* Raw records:
- - - - -

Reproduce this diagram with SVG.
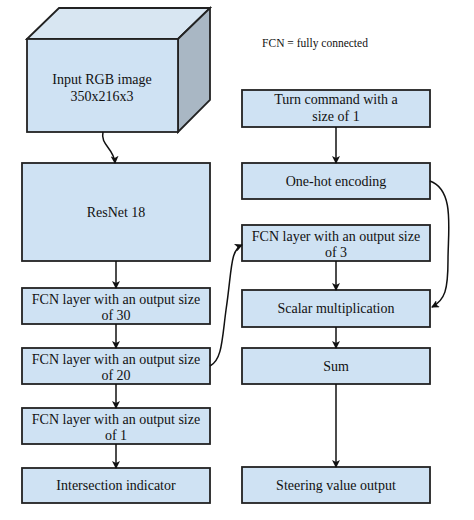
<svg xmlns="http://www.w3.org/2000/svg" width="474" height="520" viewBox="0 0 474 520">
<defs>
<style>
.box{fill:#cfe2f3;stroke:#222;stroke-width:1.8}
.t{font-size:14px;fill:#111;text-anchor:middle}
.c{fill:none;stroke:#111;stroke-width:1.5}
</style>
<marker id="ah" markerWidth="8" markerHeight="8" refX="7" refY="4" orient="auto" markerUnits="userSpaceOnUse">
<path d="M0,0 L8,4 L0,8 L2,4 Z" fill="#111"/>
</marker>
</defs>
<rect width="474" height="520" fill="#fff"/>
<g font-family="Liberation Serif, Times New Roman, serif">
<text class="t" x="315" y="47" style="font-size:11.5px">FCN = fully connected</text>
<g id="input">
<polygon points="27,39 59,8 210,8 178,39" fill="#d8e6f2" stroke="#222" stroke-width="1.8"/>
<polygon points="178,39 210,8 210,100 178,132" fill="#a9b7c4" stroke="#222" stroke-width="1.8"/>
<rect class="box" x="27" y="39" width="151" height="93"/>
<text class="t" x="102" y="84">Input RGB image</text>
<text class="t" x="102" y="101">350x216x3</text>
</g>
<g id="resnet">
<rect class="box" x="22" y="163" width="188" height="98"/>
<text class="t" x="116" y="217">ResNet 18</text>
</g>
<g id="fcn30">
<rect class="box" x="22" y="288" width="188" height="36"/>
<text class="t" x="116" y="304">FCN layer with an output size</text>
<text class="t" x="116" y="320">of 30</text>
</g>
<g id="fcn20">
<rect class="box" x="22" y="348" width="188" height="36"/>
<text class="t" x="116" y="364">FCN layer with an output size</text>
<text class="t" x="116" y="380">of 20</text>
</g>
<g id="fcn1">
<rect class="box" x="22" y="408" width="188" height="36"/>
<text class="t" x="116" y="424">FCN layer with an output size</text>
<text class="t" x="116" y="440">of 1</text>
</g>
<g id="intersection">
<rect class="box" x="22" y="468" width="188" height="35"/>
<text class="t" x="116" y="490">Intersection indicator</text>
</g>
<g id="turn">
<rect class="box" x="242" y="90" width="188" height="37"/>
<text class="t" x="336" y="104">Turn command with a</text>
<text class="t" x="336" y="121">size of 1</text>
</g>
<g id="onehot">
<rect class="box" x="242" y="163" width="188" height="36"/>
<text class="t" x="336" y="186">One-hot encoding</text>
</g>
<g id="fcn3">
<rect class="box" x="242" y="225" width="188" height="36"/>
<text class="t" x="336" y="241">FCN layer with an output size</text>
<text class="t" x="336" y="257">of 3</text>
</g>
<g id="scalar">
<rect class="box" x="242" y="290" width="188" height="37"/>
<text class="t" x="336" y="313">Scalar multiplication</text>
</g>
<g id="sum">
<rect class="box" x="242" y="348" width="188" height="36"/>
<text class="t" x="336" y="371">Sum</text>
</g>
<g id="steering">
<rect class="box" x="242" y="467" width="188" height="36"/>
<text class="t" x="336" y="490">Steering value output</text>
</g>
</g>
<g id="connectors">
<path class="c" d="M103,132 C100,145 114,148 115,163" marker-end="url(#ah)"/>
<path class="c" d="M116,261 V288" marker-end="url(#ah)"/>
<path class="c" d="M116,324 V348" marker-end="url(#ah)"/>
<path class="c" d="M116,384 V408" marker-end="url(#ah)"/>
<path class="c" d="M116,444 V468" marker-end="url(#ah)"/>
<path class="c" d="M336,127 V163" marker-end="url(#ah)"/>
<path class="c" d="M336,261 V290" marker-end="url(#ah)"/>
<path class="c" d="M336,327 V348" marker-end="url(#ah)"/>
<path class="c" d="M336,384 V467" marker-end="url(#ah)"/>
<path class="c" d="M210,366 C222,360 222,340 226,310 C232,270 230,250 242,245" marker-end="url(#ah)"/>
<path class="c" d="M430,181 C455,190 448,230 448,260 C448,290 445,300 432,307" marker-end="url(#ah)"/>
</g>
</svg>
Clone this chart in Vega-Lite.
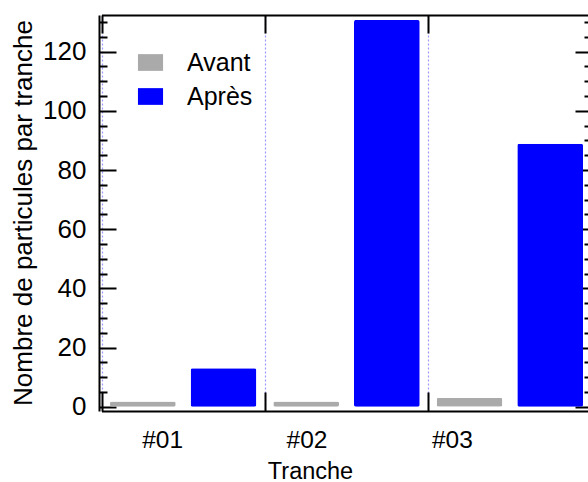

- - - - -

* Exercise directions: Copy out all the data exactly; skip the pictures.

* Solution to this exercise:
Reproduce this diagram with SVG.
<svg xmlns="http://www.w3.org/2000/svg" width="474" height="520" viewBox="0 0 474 520">
<defs>
<style>
.box{fill:#cfe2f3;stroke:#222;stroke-width:1.8}
.t{font-size:14px;fill:#111;text-anchor:middle}
.c{fill:none;stroke:#111;stroke-width:1.5}
</style>
<marker id="ah" markerWidth="8" markerHeight="8" refX="7" refY="4" orient="auto" markerUnits="userSpaceOnUse">
<path d="M0,0 L8,4 L0,8 L2,4 Z" fill="#111"/>
</marker>
</defs>
<rect width="474" height="520" fill="#fff"/>
<g font-family="Liberation Serif, Times New Roman, serif">
<text class="t" x="315" y="47" style="font-size:11.5px">FCN = fully connected</text>
<g id="input">
<polygon points="27,39 59,8 210,8 178,39" fill="#d8e6f2" stroke="#222" stroke-width="1.8"/>
<polygon points="178,39 210,8 210,100 178,132" fill="#a9b7c4" stroke="#222" stroke-width="1.8"/>
<rect class="box" x="27" y="39" width="151" height="93"/>
<text class="t" x="102" y="84">Input RGB image</text>
<text class="t" x="102" y="101">350x216x3</text>
</g>
<g id="resnet">
<rect class="box" x="22" y="163" width="188" height="98"/>
<text class="t" x="116" y="217">ResNet 18</text>
</g>
<g id="fcn30">
<rect class="box" x="22" y="288" width="188" height="36"/>
<text class="t" x="116" y="304">FCN layer with an output size</text>
<text class="t" x="116" y="320">of 30</text>
</g>
<g id="fcn20">
<rect class="box" x="22" y="348" width="188" height="36"/>
<text class="t" x="116" y="364">FCN layer with an output size</text>
<text class="t" x="116" y="380">of 20</text>
</g>
<g id="fcn1">
<rect class="box" x="22" y="408" width="188" height="36"/>
<text class="t" x="116" y="424">FCN layer with an output size</text>
<text class="t" x="116" y="440">of 1</text>
</g>
<g id="intersection">
<rect class="box" x="22" y="468" width="188" height="35"/>
<text class="t" x="116" y="490">Intersection indicator</text>
</g>
<g id="turn">
<rect class="box" x="242" y="90" width="188" height="37"/>
<text class="t" x="336" y="104">Turn command with a</text>
<text class="t" x="336" y="121">size of 1</text>
</g>
<g id="onehot">
<rect class="box" x="242" y="163" width="188" height="36"/>
<text class="t" x="336" y="186">One-hot encoding</text>
</g>
<g id="fcn3">
<rect class="box" x="242" y="225" width="188" height="36"/>
<text class="t" x="336" y="241">FCN layer with an output size</text>
<text class="t" x="336" y="257">of 3</text>
</g>
<g id="scalar">
<rect class="box" x="242" y="290" width="188" height="37"/>
<text class="t" x="336" y="313">Scalar multiplication</text>
</g>
<g id="sum">
<rect class="box" x="242" y="348" width="188" height="36"/>
<text class="t" x="336" y="371">Sum</text>
</g>
<g id="steering">
<rect class="box" x="242" y="467" width="188" height="36"/>
<text class="t" x="336" y="490">Steering value output</text>
</g>
</g>
<g id="connectors">
<path class="c" d="M103,132 C100,145 114,148 115,163" marker-end="url(#ah)"/>
<path class="c" d="M116,261 V288" marker-end="url(#ah)"/>
<path class="c" d="M116,324 V348" marker-end="url(#ah)"/>
<path class="c" d="M116,384 V408" marker-end="url(#ah)"/>
<path class="c" d="M116,444 V468" marker-end="url(#ah)"/>
<path class="c" d="M336,127 V163" marker-end="url(#ah)"/>
<path class="c" d="M336,261 V290" marker-end="url(#ah)"/>
<path class="c" d="M336,327 V348" marker-end="url(#ah)"/>
<path class="c" d="M336,384 V467" marker-end="url(#ah)"/>
<path class="c" d="M210,366 C222,360 222,340 226,310 C232,270 230,250 242,245" marker-end="url(#ah)"/>
<path class="c" d="M430,181 C455,190 448,230 448,260 C448,290 445,300 432,307" marker-end="url(#ah)"/>
</g>
</svg>
Clone this chart in Vega-Lite.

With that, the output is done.